Developing an appropriate tone for asking questions goes a long way towards creating a collaborative conversation where you can ascertain the information sought. Nothing shuts down a conversation faster than a negative response or quick rebuttal. When asked how long professionals waited for a response to a question, most said they wait at least five seconds. In reality studies show most professionals do not wait longer than one second for a response to a  question before interjecting. As part of your style build in a full five seconds for a proper response. Give your counterparty time to think. It may feel like an eternity at first, but you will be glad you did.  

These three areas will have a significant impact on your ability to question effectively and can be relatively easily implemented. While these are areas to develop, here are three specifics to avoid as you perfect the art of questioning:

  1. Don’t ask the dreaded, “Are there any further questions?” question. This could make the other party feel intimidated, inadequate, or shut down a fruitful conversation. Instead supplement, “Now, I’m sure you have some questions” or “What did I leave out?”
  2. Avoid asking “hammer head” questions, i.e. questions that intimidate the other party or are yes/no type of questions.
  3. Avoid questions you already know the answer to. This can be seen as demeaning to the other party or rudimentary at best. ? 

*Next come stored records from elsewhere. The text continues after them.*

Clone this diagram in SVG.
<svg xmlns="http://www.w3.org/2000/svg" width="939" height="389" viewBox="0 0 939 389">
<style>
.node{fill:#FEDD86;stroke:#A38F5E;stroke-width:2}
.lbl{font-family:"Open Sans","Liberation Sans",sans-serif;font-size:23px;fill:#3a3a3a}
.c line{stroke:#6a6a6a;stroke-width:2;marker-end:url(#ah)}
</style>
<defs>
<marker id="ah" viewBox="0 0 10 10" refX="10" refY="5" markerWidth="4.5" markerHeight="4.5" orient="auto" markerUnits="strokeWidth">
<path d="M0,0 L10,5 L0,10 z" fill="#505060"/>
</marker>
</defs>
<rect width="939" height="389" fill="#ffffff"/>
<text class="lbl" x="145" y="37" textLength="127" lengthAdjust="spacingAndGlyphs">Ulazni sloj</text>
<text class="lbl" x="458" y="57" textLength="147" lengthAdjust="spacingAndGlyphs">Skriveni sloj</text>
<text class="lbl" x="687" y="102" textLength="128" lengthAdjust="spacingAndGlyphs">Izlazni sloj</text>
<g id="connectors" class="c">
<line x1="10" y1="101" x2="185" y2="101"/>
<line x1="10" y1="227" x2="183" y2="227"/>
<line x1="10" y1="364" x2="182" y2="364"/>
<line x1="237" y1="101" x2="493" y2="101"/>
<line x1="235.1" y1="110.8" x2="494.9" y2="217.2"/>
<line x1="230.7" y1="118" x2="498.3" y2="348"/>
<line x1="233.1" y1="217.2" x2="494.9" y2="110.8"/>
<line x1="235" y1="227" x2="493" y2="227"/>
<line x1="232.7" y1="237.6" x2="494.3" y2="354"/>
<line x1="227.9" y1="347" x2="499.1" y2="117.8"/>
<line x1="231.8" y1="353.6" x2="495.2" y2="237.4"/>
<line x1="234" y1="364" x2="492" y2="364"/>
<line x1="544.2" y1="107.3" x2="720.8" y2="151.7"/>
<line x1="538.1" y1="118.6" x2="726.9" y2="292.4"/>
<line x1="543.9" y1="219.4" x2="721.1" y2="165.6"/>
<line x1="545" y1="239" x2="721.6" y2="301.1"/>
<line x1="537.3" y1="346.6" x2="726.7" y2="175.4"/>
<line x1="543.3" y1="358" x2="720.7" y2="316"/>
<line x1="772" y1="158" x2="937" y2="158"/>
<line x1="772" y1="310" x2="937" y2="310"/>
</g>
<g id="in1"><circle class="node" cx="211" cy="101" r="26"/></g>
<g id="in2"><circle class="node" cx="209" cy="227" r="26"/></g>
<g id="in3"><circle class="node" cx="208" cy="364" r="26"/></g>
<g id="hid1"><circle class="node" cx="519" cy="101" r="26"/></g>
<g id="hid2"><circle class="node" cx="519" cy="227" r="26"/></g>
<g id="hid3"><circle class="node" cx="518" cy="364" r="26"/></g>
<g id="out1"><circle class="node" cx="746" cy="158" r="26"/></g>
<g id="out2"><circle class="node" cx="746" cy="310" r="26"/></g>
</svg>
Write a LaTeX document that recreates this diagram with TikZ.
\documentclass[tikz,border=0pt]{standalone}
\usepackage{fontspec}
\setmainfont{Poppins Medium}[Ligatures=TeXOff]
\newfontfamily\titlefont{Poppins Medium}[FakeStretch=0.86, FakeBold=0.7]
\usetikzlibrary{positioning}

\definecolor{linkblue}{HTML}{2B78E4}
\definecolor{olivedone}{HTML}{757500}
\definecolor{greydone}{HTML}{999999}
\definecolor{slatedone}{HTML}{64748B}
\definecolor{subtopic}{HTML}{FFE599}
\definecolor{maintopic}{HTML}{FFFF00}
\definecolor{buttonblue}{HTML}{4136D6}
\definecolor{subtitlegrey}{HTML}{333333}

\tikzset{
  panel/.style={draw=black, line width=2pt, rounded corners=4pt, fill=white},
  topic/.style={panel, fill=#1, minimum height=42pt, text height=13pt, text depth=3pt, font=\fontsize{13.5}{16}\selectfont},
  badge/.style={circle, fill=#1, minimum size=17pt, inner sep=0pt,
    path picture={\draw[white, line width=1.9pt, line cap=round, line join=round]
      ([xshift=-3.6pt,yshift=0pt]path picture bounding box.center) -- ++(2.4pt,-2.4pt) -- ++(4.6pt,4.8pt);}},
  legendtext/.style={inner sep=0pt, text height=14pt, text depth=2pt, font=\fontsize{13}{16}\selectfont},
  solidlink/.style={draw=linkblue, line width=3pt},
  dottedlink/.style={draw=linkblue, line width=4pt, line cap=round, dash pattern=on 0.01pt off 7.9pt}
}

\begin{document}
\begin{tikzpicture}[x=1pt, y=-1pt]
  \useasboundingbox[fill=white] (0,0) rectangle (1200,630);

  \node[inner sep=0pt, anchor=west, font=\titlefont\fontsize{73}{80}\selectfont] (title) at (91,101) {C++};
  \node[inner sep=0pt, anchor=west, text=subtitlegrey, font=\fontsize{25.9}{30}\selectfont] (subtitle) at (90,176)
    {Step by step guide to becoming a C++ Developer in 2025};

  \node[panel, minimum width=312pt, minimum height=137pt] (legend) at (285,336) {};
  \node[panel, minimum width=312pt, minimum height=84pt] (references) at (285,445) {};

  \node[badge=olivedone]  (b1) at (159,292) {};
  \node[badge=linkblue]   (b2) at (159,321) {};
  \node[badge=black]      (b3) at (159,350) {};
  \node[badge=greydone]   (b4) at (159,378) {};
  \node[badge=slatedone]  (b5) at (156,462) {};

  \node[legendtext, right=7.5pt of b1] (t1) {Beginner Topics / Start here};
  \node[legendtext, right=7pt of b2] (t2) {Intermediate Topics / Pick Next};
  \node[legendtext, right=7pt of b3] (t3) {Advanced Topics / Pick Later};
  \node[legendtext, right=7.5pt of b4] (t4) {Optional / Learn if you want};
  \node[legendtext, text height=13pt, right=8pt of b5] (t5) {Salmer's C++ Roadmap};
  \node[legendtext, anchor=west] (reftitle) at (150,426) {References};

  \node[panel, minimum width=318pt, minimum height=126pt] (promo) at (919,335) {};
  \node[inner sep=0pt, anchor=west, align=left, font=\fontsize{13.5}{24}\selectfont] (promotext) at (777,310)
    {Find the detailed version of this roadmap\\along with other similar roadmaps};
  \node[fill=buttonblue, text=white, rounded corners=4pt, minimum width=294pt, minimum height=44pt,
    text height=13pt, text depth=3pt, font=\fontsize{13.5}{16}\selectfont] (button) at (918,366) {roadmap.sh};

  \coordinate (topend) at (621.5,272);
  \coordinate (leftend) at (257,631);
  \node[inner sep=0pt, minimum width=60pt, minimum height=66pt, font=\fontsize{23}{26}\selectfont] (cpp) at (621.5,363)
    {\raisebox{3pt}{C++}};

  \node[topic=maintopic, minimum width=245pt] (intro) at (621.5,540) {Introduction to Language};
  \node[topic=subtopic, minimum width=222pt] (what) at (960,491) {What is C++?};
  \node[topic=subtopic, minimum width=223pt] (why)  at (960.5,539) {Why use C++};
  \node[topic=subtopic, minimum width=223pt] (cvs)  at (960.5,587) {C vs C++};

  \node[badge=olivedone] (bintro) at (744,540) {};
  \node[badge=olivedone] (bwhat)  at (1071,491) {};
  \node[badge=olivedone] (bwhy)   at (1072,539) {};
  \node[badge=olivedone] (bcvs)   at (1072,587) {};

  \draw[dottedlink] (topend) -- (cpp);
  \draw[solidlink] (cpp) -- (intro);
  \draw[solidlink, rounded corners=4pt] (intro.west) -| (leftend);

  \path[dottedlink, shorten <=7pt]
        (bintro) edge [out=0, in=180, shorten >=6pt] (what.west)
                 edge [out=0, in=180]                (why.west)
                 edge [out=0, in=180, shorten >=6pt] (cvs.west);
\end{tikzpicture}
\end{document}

Effective questioning of course will be suboptimized if not combined with effective listening. Listening is the mass multiplied to questioning’s speed of light squared; without it is hard to create anything. Gone must be the days when one asks a question and is then thinking of the next question to ask instead of listening to the answer to the original question. Why even ask a question in the first place if you are not going to listen to the answer? There is a fundamental difference of course between hearing and listening; you can be the best questioner in the world yet miss everything due to poor listening skills. Remove any assumptions from the answers you receive, and simply listen to the answer; listening to understand, not to prove a point. Effective questioning and effective listening are not passive, and if executed well can be quite tiring. 

If you leave a meeting without getting the information you wanted or required, the fault is with you. Ask yourself why you didn’t achieve what you wanted and most likely it will come down to a lack of effective time spent on your questioning style. Effective questioning takes time and practice. The more you put into mastering the art of questioning and becoming more effective at asking questions, the more information you will obtain, giving you more power for your negotiation. As Einstein famously said about the power of preparation: 

“If I had an hour to solve a problem, I would spend 55 minutes thinking about the problem and 5 minutes thinking of the solutions.” – Albert Einstein.